The current W-4 uses a five-step process to calculate proper withholding, with Step 3 accounting for dependents. Employees use Step 3 to estimate the total value of dependent-related tax credits they expect to claim on their tax return. This estimated credit value is integrated into the payroll formula to immediately reduce the amount of federal tax withheld from wages.
For example, a taxpayer claiming $2,000 in credit for a dependent enters that amount in Step 3 of the W-4. The payroll system distributes this tax reduction across the remaining pay periods of the year. This means the employee receives more net pay throughout the year, resulting in a lower Box 2 withholding figure on the final W-2.
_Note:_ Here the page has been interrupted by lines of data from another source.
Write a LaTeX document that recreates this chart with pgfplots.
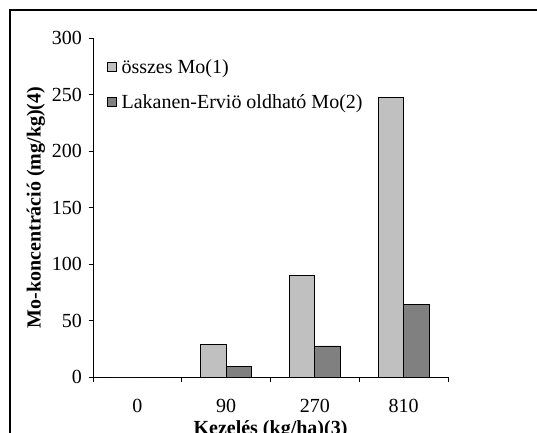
\documentclass[border=0pt]{standalone}
\usepackage{fontspec}
\setmainfont{Liberation Serif}
\usepackage{pgfplots}
\pgfplotsset{compat=1.18}
\definecolor{barlight}{HTML}{C0C0C0}
\definecolor{bardark}{HTML}{808080}
\newcommand{\chartfont}{\fontsize{20}{24}\selectfont}
\begin{document}
\begin{tikzpicture}
\useasboundingbox (0pt,0pt) rectangle (537pt,432pt);
\draw[line width=1.5pt] (10pt,-20pt) |- (560pt,422pt);
\begin{axis}[
  at={(93pt,55pt)}, anchor=south west,
  scale only axis,
  width=355pt, height=339pt,
  xmin=-0.5, xmax=3.5,
  ymin=0, ymax=300,
  axis x line=bottom, axis y line=left,
  axis line style={-, line width=0.8pt},
  tick align=outside,
  major tick length=4.5pt,
  tick style={line width=0.8pt, black},
  xtick={-0.5,0.5,1.5,2.5,3.5},
  xticklabels={,,,,},
  extra x ticks={0,1,2,3},
  extra x tick labels={0,90,270,810},
  extra x tick style={major tick length=0pt, tick label style={yshift=-19pt}},
  ytick={0,50,...,300},
  yticklabel style={xshift=-3pt},
  /pgf/number format/assume math mode=true,
  tick label style={font=\chartfont},
  ylabel={Mo-koncentráció (mg/kg)(4)},
  xlabel={Kezelés (kg/ha)(3)},
  label style={font=\chartfont\bfseries},
  xlabel style={yshift=4pt},
  ybar=0pt,
  bar width=25.5pt,
  legend style={draw=none, fill=none, font=\chartfont,
    at={(0.03,0.95)}, anchor=north west,
    row sep=16pt},
  legend cell align=left,
  legend image code/.code={\draw[#1, draw=black, line width=0.6pt] (0pt,-4.5pt) rectangle (9pt,4.5pt); \path (12pt,0pt);},
]
\addplot[fill=barlight, draw=black, line width=0.8pt]
  coordinates {(0,0) (1,28.5) (2,90) (3,247.5)};
\addlegendentry{összes Mo(1)}
\addplot[fill=bardark, draw=black, line width=0.8pt]
  coordinates {(0,0) (1,9.5) (2,27.5) (3,64)};
\addlegendentry{Lakanen-Erviö oldható Mo(2)}
\end{axis}
\end{tikzpicture}
\end{document}
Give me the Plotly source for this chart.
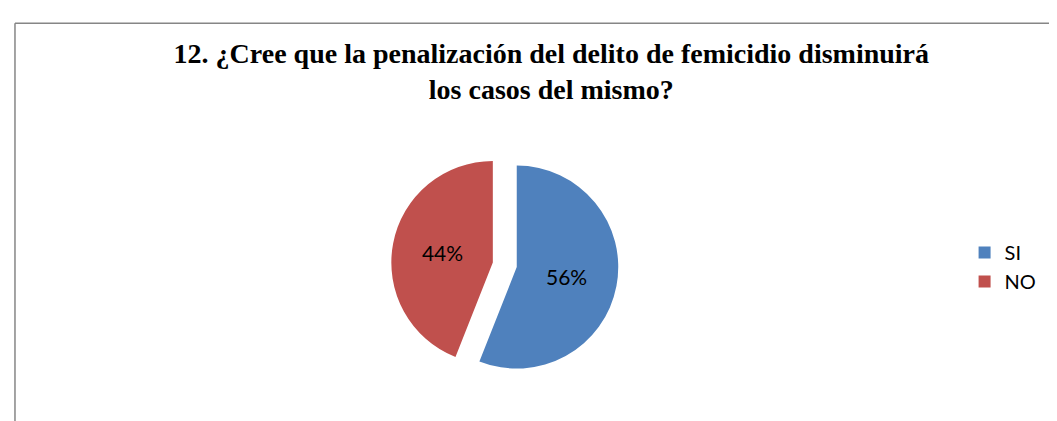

An inaccurate claim on the W-4 leads to discrepancies between the tax withheld and the actual liability determined on Form 1040. Overestimating credits results in under-withholding, which causes a large tax bill or a penalty when filing. Understating benefits leads to over-withholding, yielding a large refund but essentially giving the IRS an interest-free loan.
The goal of completing the W-4 is to achieve a Box 2 withholding amount that nearly equals the final tax liability. The IRS provides specific tables and worksheets within the W-4 instructions to help employees calculate the appropriate credit amount for Step 3. This calculation must reflect only dependents who meet the legal criteria for the final tax return.
The legal definition of a dependent for Form 1040 is separate from the withholding estimate used on the W-4. A taxpayer can claim an individual as a dependent only if that person meets the requirements for either a Qualifying Child or a Qualifying Relative. Meeting these definitions unlocks the tax benefits factored into the W-4 withholding calculation.
A Qualifying Child must meet four tests to be claimed on the annual income tax return. When all four criteria are satisfied, the taxpayer can claim the child, typically qualifying them for the Child Tax Credit.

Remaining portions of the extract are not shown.